Please note that nutrition information is an estimate and can vary based on the specific ingredients used.

Frequently Asked Questions

Why is my no-wheat bread so dense and gummy?

This is the most common issue! It’s almost always caused by under-baking or slicing the loaf before it has cooled completely. Use an internal thermometer to ensure it’s fully cooked, and resist the urge to slice it for at least two hours.

Can I substitute psyllium husk powder for whole husks?

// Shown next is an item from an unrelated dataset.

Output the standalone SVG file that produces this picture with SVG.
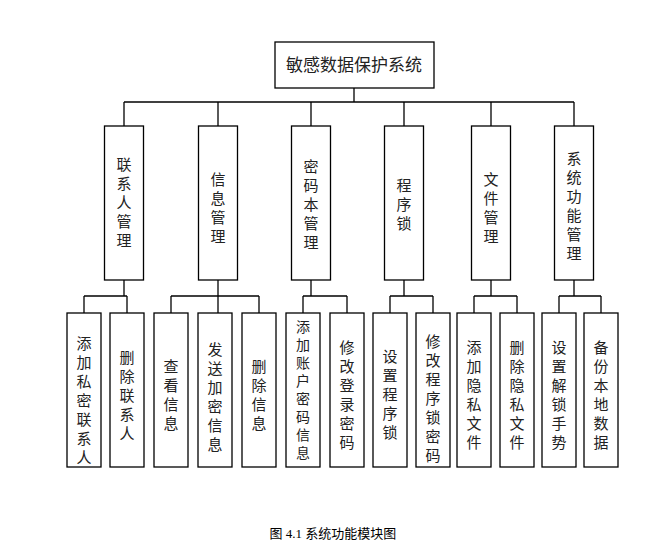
<svg xmlns="http://www.w3.org/2000/svg" width="667" height="558" viewBox="0 0 667 558">
<style>
rect{fill:#fff;stroke:#000;stroke-width:1.3}
line{stroke:#000;stroke-width:1.3}
text{font-family:"Noto Sans CJK SC",sans-serif;font-size:15px;fill:#222;text-anchor:middle}
.v{writing-mode:vertical-rl;font-size:14px;letter-spacing:4px}
.cap{font-family:"Liberation Serif","Noto Sans CJK SC",serif;font-size:13px;fill:#000}
</style>
<rect width="667" height="558" style="fill:#fff;stroke:none"/>
<g id="connectors">
<line x1="354" y1="88" x2="354" y2="102"/>
<line x1="124" y1="102" x2="574" y2="102"/>
<line x1="124" y1="102" x2="124" y2="126"/><line x1="218" y1="102" x2="218" y2="126"/><line x1="311" y1="102" x2="311" y2="126"/><line x1="404" y1="102" x2="404" y2="126"/><line x1="491" y1="102" x2="491" y2="126"/><line x1="574" y1="102" x2="574" y2="126"/>
<line x1="124" y1="280" x2="124" y2="296"/><line x1="84" y1="296" x2="127" y2="296"/><line x1="84" y1="296" x2="84" y2="313"/><line x1="127" y1="296" x2="127" y2="313"/>
<line x1="218" y1="280" x2="218" y2="296"/><line x1="171" y1="296" x2="259" y2="296"/><line x1="171" y1="296" x2="171" y2="313"/><line x1="218" y1="296" x2="218" y2="313"/><line x1="259" y1="296" x2="259" y2="313"/>
<line x1="311" y1="280" x2="311" y2="296"/><line x1="303" y1="296" x2="347" y2="296"/><line x1="303" y1="296" x2="303" y2="313"/><line x1="347" y1="296" x2="347" y2="313"/>
<line x1="404" y1="280" x2="404" y2="296"/><line x1="390" y1="296" x2="433" y2="296"/><line x1="390" y1="296" x2="390" y2="313"/><line x1="433" y1="296" x2="433" y2="313"/>
<line x1="491" y1="280" x2="491" y2="296"/><line x1="474" y1="296" x2="517" y2="296"/><line x1="474" y1="296" x2="474" y2="313"/><line x1="517" y1="296" x2="517" y2="313"/>
<line x1="574" y1="280" x2="574" y2="296"/><line x1="559" y1="296" x2="601" y2="296"/><line x1="559" y1="296" x2="559" y2="313"/><line x1="601" y1="296" x2="601" y2="313"/>
</g>
<g id="root"><rect x="275" y="42" width="159" height="46"/><text x="354" y="71" style="font-size:17px">敏感数据保护系统</text></g>
<g id="n1"><rect x="104.5" y="126" width="39" height="154"/><text x="124" y="170">联</text><text x="124" y="189">系</text><text x="124" y="208">人</text><text x="124" y="227">管</text><text x="124" y="246">理</text></g>
<g id="n2"><rect x="198.5" y="126" width="39" height="154"/><text x="218" y="185">信</text><text x="218" y="204">息</text><text x="218" y="223">管</text><text x="218" y="242">理</text></g>
<g id="n3"><rect x="291.5" y="126" width="39" height="154"/><text x="311" y="172">密</text><text x="311" y="191">码</text><text x="311" y="210">本</text><text x="311" y="229">管</text><text x="311" y="248">理</text></g>
<g id="n4"><rect x="384.5" y="126" width="39" height="154"/><text x="404" y="191">程</text><text x="404" y="210">序</text><text x="404" y="229">锁</text></g>
<g id="n5"><rect x="471.5" y="126" width="39" height="154"/><text x="491" y="185">文</text><text x="491" y="204">件</text><text x="491" y="223">管</text><text x="491" y="242">理</text></g>
<g id="n6"><rect x="554.5" y="126" width="39" height="154"/><text x="574" y="164">系</text><text x="574" y="183">统</text><text x="574" y="202">功</text><text x="574" y="221">能</text><text x="574" y="240">管</text><text x="574" y="259">理</text></g>
<g id="l1"><rect x="67" y="313" width="34" height="154"/><text x="84" y="349">添</text><text x="84" y="368">加</text><text x="84" y="387">私</text><text x="84" y="406">密</text><text x="84" y="425">联</text><text x="84" y="444">系</text><text x="84" y="463">人</text></g>
<g id="l2"><rect x="110" y="313" width="34" height="154"/><text x="127" y="363">删</text><text x="127" y="382">除</text><text x="127" y="401">联</text><text x="127" y="420">系</text><text x="127" y="439">人</text></g>
<g id="l3"><rect x="154" y="313" width="34" height="154"/><text x="171" y="372">查</text><text x="171" y="391">看</text><text x="171" y="410">信</text><text x="171" y="429">息</text></g>
<g id="l4"><rect x="198" y="313" width="34" height="154"/><text x="215" y="355">发</text><text x="215" y="374">送</text><text x="215" y="393">加</text><text x="215" y="412">密</text><text x="215" y="431">信</text><text x="215" y="450">息</text></g>
<g id="l5"><rect x="242" y="313" width="34" height="154"/><text x="259" y="372">删</text><text x="259" y="391">除</text><text x="259" y="410">信</text><text x="259" y="429">息</text></g>
<g id="l6"><rect x="286" y="313" width="34" height="154"/><text class="v" x="303" y="392">添加账户密码信息</text></g>
<g id="l7"><rect x="330" y="313" width="34" height="154"/><text x="347" y="353">修</text><text x="347" y="372">改</text><text x="347" y="391">登</text><text x="347" y="410">录</text><text x="347" y="429">密</text><text x="347" y="448">码</text></g>
<g id="l8"><rect x="373" y="313" width="34" height="154"/><text x="390" y="362">设</text><text x="390" y="381">置</text><text x="390" y="400">程</text><text x="390" y="419">序</text><text x="390" y="438">锁</text></g>
<g id="l9"><rect x="416" y="313" width="34" height="154"/><text x="433" y="347">修</text><text x="433" y="366">改</text><text x="433" y="385">程</text><text x="433" y="404">序</text><text x="433" y="423">锁</text><text x="433" y="442">密</text><text x="433" y="461">码</text></g>
<g id="l10"><rect x="457" y="313" width="34" height="154"/><text x="474" y="353">添</text><text x="474" y="372">加</text><text x="474" y="391">隐</text><text x="474" y="410">私</text><text x="474" y="429">文</text><text x="474" y="448">件</text></g>
<g id="l11"><rect x="500" y="313" width="34" height="154"/><text x="517" y="353">删</text><text x="517" y="372">除</text><text x="517" y="391">隐</text><text x="517" y="410">私</text><text x="517" y="429">文</text><text x="517" y="448">件</text></g>
<g id="l12"><rect x="542" y="313" width="34" height="154"/><text x="559" y="353">设</text><text x="559" y="372">置</text><text x="559" y="391">解</text><text x="559" y="410">锁</text><text x="559" y="429">手</text><text x="559" y="448">势</text></g>
<g id="l13"><rect x="584" y="313" width="34" height="154"/><text x="601" y="353">备</text><text x="601" y="372">份</text><text x="601" y="391">本</text><text x="601" y="410">地</text><text x="601" y="429">数</text><text x="601" y="448">据</text></g>
<text class="cap" x="333" y="538">图 4.1 系统功能模块图</text>
</svg>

While you technically can, I strongly advise against it for this recipe. Whole husks create a lighter, more gel-like structure. Powder is much more absorbent, can make the bread denser, and often gives the final loaf a slightly purplish-gray color.

My gluten-free flour blend doesn’t have xanthan gum. What do I do?

If your blend doesn’t contain a binder, you’ll need to add it yourself. For this recipe’s flour quantity, a good rule of thumb is to add 1 ½ teaspoons of xanthan gum to your dry ingredients.

Can I make this recipe without eggs?

Yes, you can substitute the eggs with a “flax egg.” For each egg, mix one tablespoon of ground flaxseed with three tablespoons of water and let it sit for 5-10 minutes to form a gel before adding it to the recipe where the eggs are called for.